Reflecting on the past month, Jeremy Richardson explores:

  1. Individual pockets of strength in some subsectors

  2. The US as a locomotive of investment growth

  3. Equity markets beginning to anticipate a degree of improvement

Watch time: 3 minutes, 2 seconds

View transcript

Hello, this is Jeremy Richardson from the RBC Global Equity team here with another update. Global equity markets have continued to develop very positively over the course of February, really led by the United States, where we continue to see good economic results from companies supported by growing confidence in the economy. If we look around the rest of the world, we don't see those same positives.

Yes, that some individual pockets of strength in some subsectors, but generally we're not seeing the same degree of vigor economically speaking out of Europe or from China, which really leaves the US as the real locomotive of investment growth in terms of global equities at the moment. When we look into that in a little bit more detail, we can see that this strong market development has been achieved despite expectations of interest rates being cut, actually being pared back over the course of the month.

We've gone from the market expecting around about four and a half cuts over the balance of 2024, where each cut is worth approximately 25 basis points terms as we tumble, speaking around about 3.4 cuts.

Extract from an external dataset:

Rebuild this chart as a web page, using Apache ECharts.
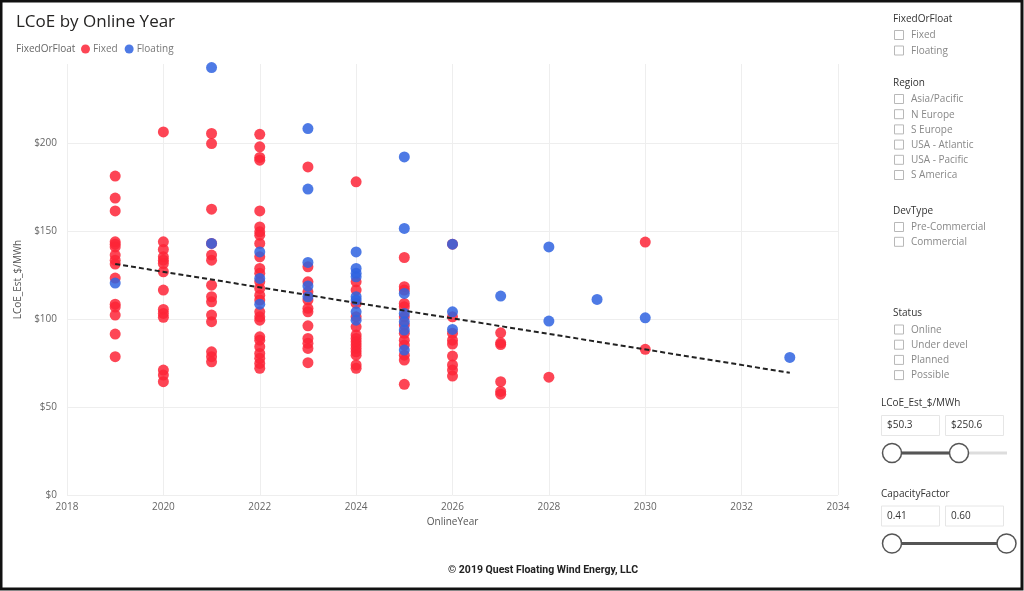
<!DOCTYPE html>
<html>
<head>
<meta charset="utf-8">
<script src="https://cdn.jsdelivr.net/npm/echarts@6/dist/echarts.min.js"></script>
<style>
html,body{margin:0;padding:0;background:#fff;}
#c{width:1024px;height:591px;}
</style>
</head>
<body>
<div id="c"></div>
<script>
// ---- data ----
const years = [2019, 2020, 2021, 2022, 2023, 2024, 2025, 2026, 2027, 2028, 2029, 2030, 2033];
const fixedLCoE = [
  [181.3, 168.8, 161.5, 143.9, 142.6, 141.0, 136.4, 133.5, 131.3, 123.3, 108.5, 106.8, 102.3, 91.5, 78.6],
  [206.4, 143.9, 139.6, 135.4, 133.5, 131.6, 126.9, 116.5, 105.5, 103.2, 101.0, 71.0, 68.2, 64.4],
  [205.5, 199.8, 162.5, 143.0, 136.4, 133.5, 119.3, 112.7, 109.8, 102.3, 98.5, 81.4, 78.6, 75.7],
  [205.0, 197.9, 191.9, 190.3, 161.5, 152.4, 149.6, 147.7, 143.0, 135.4, 128.8, 126.0, 121.2, 117.4, 113.6, 110.8, 104.1, 101.3, 99.4, 89.9, 88.0, 84.3, 80.5, 77.7, 74.8, 72.0],
  [186.5, 129.7, 121.2, 115.5, 110.8, 106.1, 104.1, 96.2, 89.0, 86.2, 83.3, 75.2],
  [178.0, 121.2, 116.5, 108.9, 101.3, 95.6, 90.9, 89.0, 87.1, 85.2, 83.3, 81.4, 79.5, 73.9, 72.0],
  [135.0, 118.4, 116.5, 108.9, 107.0, 101.3, 96.6, 91.9, 88.0, 85.2, 79.5, 76.7, 62.9],
  [142.6, 101.3, 91.9, 88.0, 85.8, 79.0, 73.9, 71.0, 67.6],
  [92.2, 86.5, 85.5, 64.4, 58.9, 57.3],
  [67.0],
  [],
  [143.8, 82.8],
  []
];
const floatingLCoE = [
  [120.5],
  [],
  [243.0, 143.0],
  [138.2, 123.1, 108.5],
  [208.3, 173.9, 132.2, 118.8, 112.7],
  [138.2, 128.8, 126.0, 124.0, 112.7, 110.8, 104.1, 99.4],
  [192.2, 151.5, 114.6, 103.2, 98.5, 93.8, 82.4],
  [142.6, 104.1, 94.1],
  [113.1],
  [141.0, 98.9],
  [111.2],
  [100.7],
  [78.2]
];
const trendYears = [2019, 2033];
const trendLCoE = [131.3, 69.5];
const xTicks = [2018, 2034, 2];
const yTicks = [0, 245, 50];

// slicer texts
const slicerFixedOrFloat = ['Fixed', 'Floating'];
const slicerRegion = ['Asia/Pacific', 'N Europe', 'S Europe', 'USA - Atlantic', 'USA - Pacific', 'S America'];
const slicerDevType = ['Pre-Commercial', 'Commercial'];
const slicerStatus = ['Online', 'Under devel', 'Planned', 'Possible'];
const lcoeRange = ['$50.3', '$250.6'];
const cfRange = ['0.41', '0.60'];

// ---- build ----
function pairs(list) {
  const out = [];
  list.forEach((vals, i) => vals.forEach(v => out.push([years[i], v])));
  return out;
}
const FONT = "'Segoe UI','Open Sans',sans-serif";
const g = [];
g.push({type:'rect', shape:{x:1, y:1, width:1021, height:588}, style:{fill:'none', stroke:'#111', lineWidth:3}, z:100});
g.push({type:'text', style:{text:'LCoE by Online Year', x:16, y:22, verticalAlign:'middle', fill:'#252423', font:'17px ' + FONT}});
g.push({type:'text', style:{text:'FixedOrFloat', x:16, y:49, verticalAlign:'middle', fill:'#666', font:'10px ' + FONT}});
g.push({type:'text', style:{text:'© 2019 Quest Floating Wind Energy, LLC', x:543, y:570, align:'center', verticalAlign:'middle', fill:'#222', font:'bold 10.5px Roboto, sans-serif'}});

function slicer(title, titleY, items, step) {
  g.push({type:'text', style:{text:title, x:893, y:titleY, verticalAlign:'middle', fill:'#333', font:'10px ' + FONT}});
  items.forEach((t, i) => {
    const y = titleY + 16.5 + i * step;
    g.push({type:'rect', shape:{x:894.5, y:y - 5, width:9, height:9}, style:{fill:'#fff', stroke:'#b8b8b8', lineWidth:1}});
    g.push({type:'text', style:{text:t, x:911, y:y, verticalAlign:'middle', fill:'#888', font:'10px ' + FONT}});
  });
}
slicer('FixedOrFloat', 19, slicerFixedOrFloat, 15.5);
slicer('Region', 83, slicerRegion, 15.2);
slicer('DevType', 211, slicerDevType, 14.8);
slicer('Status', 313.5, slicerStatus, 15.2);

function range(title, titleY, vals, x2) {
  g.push({type:'text', style:{text:title, x:881, y:titleY, verticalAlign:'middle', fill:'#333', font:'10px ' + FONT}});
  const by = titleY + 12;
  g.push({type:'rect', shape:{x:881.5, y:by, width:58, height:20}, style:{fill:'#fff', stroke:'#e6e6e6', lineWidth:1}});
  g.push({type:'rect', shape:{x:945.5, y:by, width:58, height:20}, style:{fill:'#fff', stroke:'#e6e6e6', lineWidth:1}});
  g.push({type:'text', style:{text:vals[0], x:887, y:by + 10, verticalAlign:'middle', fill:'#333', font:'10px ' + FONT}});
  g.push({type:'text', style:{text:vals[1], x:951, y:by + 10, verticalAlign:'middle', fill:'#333', font:'10px ' + FONT}});
  const ly = by + 37.5;
  g.push({type:'line', shape:{x1:892, y1:ly, x2:1007, y2:ly}, style:{stroke:'#ddd', lineWidth:3}});
  g.push({type:'line', shape:{x1:892, y1:ly, x2:x2, y2:ly}, style:{stroke:'#555', lineWidth:3}});
  g.push({type:'circle', shape:{cx:892, cy:ly, r:9.5}, style:{fill:'#fff', stroke:'#555', lineWidth:1.5}});
  g.push({type:'circle', shape:{cx:x2, cy:ly, r:9.5}, style:{fill:'#fff', stroke:'#555', lineWidth:1.5}});
}
range('LCoE_Est_$/MWh', 403.5, lcoeRange, 959);
range('CapacityFactor', 494, cfRange, 1006.5);

const chart = echarts.init(document.getElementById('c'), null, {renderer:'canvas'});
chart.setOption({
  animation:false,
  backgroundColor:'#fff',
  textStyle:{fontFamily:FONT},
  legend:{
    left:81, top:44, itemWidth:9, itemHeight:9, itemGap:7, padding:0,
    icon:'circle', data:['Fixed','Floating'],
    textStyle:{fontSize:10, color:'#777', padding:[0,0,0,-2]}
  },
  grid:{left:67, right:186, top:64, bottom:96, containLabel:false},
  xAxis:{
    type:'value', min:xTicks[0], max:xTicks[1], interval:xTicks[2],
    name:'OnlineYear', nameLocation:'middle', nameGap:22,
    nameTextStyle:{fontSize:10, color:'#555'},
    axisLine:{show:false}, axisTick:{show:false},
    axisLabel:{fontSize:10, color:'#666', margin:7, formatter: v => String(v)},
    splitLine:{show:true, lineStyle:{color:'#eeeeee', width:1}}
  },
  yAxis:{
    type:'value', min:yTicks[0], max:yTicks[1], interval:yTicks[2],
    name:'LCoE_Est_$/MWh', nameLocation:'middle', nameGap:42,
    nameTextStyle:{fontSize:10, color:'#555'},
    axisLine:{show:false}, axisTick:{show:false},
    axisLabel:{fontSize:10, color:'#666', margin:10, showMaxLabel:false,
      formatter: v => (v % 50 === 0 ? '$' + v : '')},
    splitLine:{show:true, showMaxLine:false, lineStyle:{color:'#eeeeee', width:1}}
  },
  series:[
    {name:'Fixed', type:'scatter', symbolSize:11, data:pairs(fixedLCoE),
     itemStyle:{color:'#FD2537', opacity:0.85}},
    {name:'Floating', type:'scatter', symbolSize:11, data:pairs(floatingLCoE),
     itemStyle:{color:'#2F63E0', opacity:0.85}},
    {name:'Trend', type:'line', data:trendYears.map((y, i) => [y, trendLCoE[i]]),
     symbol:'none', silent:true, z:5,
     lineStyle:{color:'#222', width:2, type:[5,3]}}
  ],
  graphic:g
});
</script>
</body>
</html>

So that's quite a scaling back in terms of activity from the Fed, in terms of interest rate cuts. And it is noticeable that the market, the global equity market, has been able to accommodate that rotation of expectations and propel itself through that.

Notwithstanding that, I think perhaps indicates that equity markets now are sort of beginning to anticipate a degree of improvement. It's almost as though investors, equity investors are saying that the US economy is actually not as bad as we felt. In fact, it's probably looking a little bit better and that gives us improving confidence about the outlook for earnings over the balance of 2024, and we're prepared to pay a little bit extra for that because we can see that things are getting better.

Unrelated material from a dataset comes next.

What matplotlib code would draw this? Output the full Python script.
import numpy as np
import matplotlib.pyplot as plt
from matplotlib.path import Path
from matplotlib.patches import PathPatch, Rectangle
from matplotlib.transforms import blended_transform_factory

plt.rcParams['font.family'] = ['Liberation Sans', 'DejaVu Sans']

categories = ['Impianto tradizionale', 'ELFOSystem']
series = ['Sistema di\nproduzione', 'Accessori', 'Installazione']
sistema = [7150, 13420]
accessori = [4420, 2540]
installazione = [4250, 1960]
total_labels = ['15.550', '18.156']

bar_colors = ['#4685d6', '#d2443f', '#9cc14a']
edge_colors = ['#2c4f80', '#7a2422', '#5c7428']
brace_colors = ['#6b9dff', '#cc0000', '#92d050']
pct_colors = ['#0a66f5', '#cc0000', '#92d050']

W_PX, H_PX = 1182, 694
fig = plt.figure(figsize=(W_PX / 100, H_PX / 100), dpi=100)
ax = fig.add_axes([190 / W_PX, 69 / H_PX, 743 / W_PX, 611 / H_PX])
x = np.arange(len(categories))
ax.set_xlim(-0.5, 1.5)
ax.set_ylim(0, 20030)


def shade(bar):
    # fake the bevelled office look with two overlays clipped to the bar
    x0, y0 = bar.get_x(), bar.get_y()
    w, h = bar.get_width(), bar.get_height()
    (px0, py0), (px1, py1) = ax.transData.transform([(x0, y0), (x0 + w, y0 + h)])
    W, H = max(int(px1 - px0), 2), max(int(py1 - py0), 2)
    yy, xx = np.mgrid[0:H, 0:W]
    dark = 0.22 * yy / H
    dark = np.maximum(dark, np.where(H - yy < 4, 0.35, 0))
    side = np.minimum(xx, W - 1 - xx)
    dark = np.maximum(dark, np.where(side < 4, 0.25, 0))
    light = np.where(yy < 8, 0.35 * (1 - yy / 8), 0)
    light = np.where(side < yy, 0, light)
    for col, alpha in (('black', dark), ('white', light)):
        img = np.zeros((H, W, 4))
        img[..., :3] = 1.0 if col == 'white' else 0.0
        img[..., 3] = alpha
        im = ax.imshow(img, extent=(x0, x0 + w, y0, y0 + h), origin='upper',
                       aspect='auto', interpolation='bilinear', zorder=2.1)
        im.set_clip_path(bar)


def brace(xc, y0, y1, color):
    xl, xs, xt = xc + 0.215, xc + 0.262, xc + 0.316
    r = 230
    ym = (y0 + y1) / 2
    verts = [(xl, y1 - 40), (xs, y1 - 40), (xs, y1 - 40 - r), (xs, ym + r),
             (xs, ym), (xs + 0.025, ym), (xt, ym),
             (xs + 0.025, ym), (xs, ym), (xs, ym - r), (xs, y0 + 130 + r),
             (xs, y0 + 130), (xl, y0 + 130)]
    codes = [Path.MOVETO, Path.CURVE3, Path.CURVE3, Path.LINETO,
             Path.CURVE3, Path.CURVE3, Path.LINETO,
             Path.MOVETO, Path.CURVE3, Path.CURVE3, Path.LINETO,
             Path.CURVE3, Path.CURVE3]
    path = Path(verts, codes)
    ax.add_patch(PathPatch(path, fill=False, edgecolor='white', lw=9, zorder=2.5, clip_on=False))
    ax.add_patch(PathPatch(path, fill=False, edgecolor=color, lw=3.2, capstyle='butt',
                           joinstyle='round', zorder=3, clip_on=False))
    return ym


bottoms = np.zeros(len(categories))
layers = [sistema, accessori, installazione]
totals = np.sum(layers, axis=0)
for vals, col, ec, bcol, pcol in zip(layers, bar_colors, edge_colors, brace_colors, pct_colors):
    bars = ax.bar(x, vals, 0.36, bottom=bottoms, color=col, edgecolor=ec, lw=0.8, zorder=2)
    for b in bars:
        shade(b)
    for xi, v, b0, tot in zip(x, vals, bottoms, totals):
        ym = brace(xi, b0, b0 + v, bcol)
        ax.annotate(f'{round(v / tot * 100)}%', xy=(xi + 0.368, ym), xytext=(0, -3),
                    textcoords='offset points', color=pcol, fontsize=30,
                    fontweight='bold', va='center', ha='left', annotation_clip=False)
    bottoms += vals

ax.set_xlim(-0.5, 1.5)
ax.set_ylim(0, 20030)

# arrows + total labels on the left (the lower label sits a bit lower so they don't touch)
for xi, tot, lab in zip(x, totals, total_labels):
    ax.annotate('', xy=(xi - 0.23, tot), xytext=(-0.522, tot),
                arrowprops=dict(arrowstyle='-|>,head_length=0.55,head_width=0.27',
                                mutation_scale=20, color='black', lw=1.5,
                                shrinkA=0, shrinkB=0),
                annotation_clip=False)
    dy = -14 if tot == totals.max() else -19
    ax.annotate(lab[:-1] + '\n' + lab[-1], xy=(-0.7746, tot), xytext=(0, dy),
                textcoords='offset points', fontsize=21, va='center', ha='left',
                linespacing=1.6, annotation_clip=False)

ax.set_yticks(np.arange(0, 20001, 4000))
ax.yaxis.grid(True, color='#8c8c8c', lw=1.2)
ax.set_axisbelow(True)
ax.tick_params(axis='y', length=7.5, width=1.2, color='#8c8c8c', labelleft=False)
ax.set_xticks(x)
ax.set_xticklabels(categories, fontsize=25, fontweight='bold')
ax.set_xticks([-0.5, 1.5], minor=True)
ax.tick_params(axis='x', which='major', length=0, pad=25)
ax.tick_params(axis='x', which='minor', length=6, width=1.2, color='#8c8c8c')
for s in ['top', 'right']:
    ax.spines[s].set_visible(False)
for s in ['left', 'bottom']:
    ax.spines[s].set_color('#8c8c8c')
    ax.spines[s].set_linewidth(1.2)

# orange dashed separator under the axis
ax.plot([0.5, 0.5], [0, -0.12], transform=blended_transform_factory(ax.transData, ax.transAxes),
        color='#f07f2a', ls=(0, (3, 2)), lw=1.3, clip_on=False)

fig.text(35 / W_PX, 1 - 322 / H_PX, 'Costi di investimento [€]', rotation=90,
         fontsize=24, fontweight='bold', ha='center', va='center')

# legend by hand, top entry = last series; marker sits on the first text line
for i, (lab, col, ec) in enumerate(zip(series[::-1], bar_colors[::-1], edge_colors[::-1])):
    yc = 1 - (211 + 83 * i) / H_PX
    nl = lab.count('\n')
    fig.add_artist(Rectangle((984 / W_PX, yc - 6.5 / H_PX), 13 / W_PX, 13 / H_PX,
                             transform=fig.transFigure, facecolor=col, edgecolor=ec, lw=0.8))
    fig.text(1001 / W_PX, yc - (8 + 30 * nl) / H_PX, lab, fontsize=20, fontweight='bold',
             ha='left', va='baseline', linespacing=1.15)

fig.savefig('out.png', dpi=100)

Contrast that with where we were six months ago when the much greater fears about the outlook for economic growth and fears of a hard or a soft landing. Those fears appear to be much more diminished. And so that's causing, I think, the reason why we're seeing these positive developments in equity markets, which some critics are saying is moving further ahead of earnings.

But this is not unusual at turning points. Markets have the habit of anticipating the future economic news long before the companies themselves are seeing it. So, as we go through the balance of 2024, it's going to be really interesting to see whether the companies themselves are not going to be able to report the profits that the that share prices are beginning to appear to discount.

I hope that's been of interest. And I look forward to catching up with you again soon.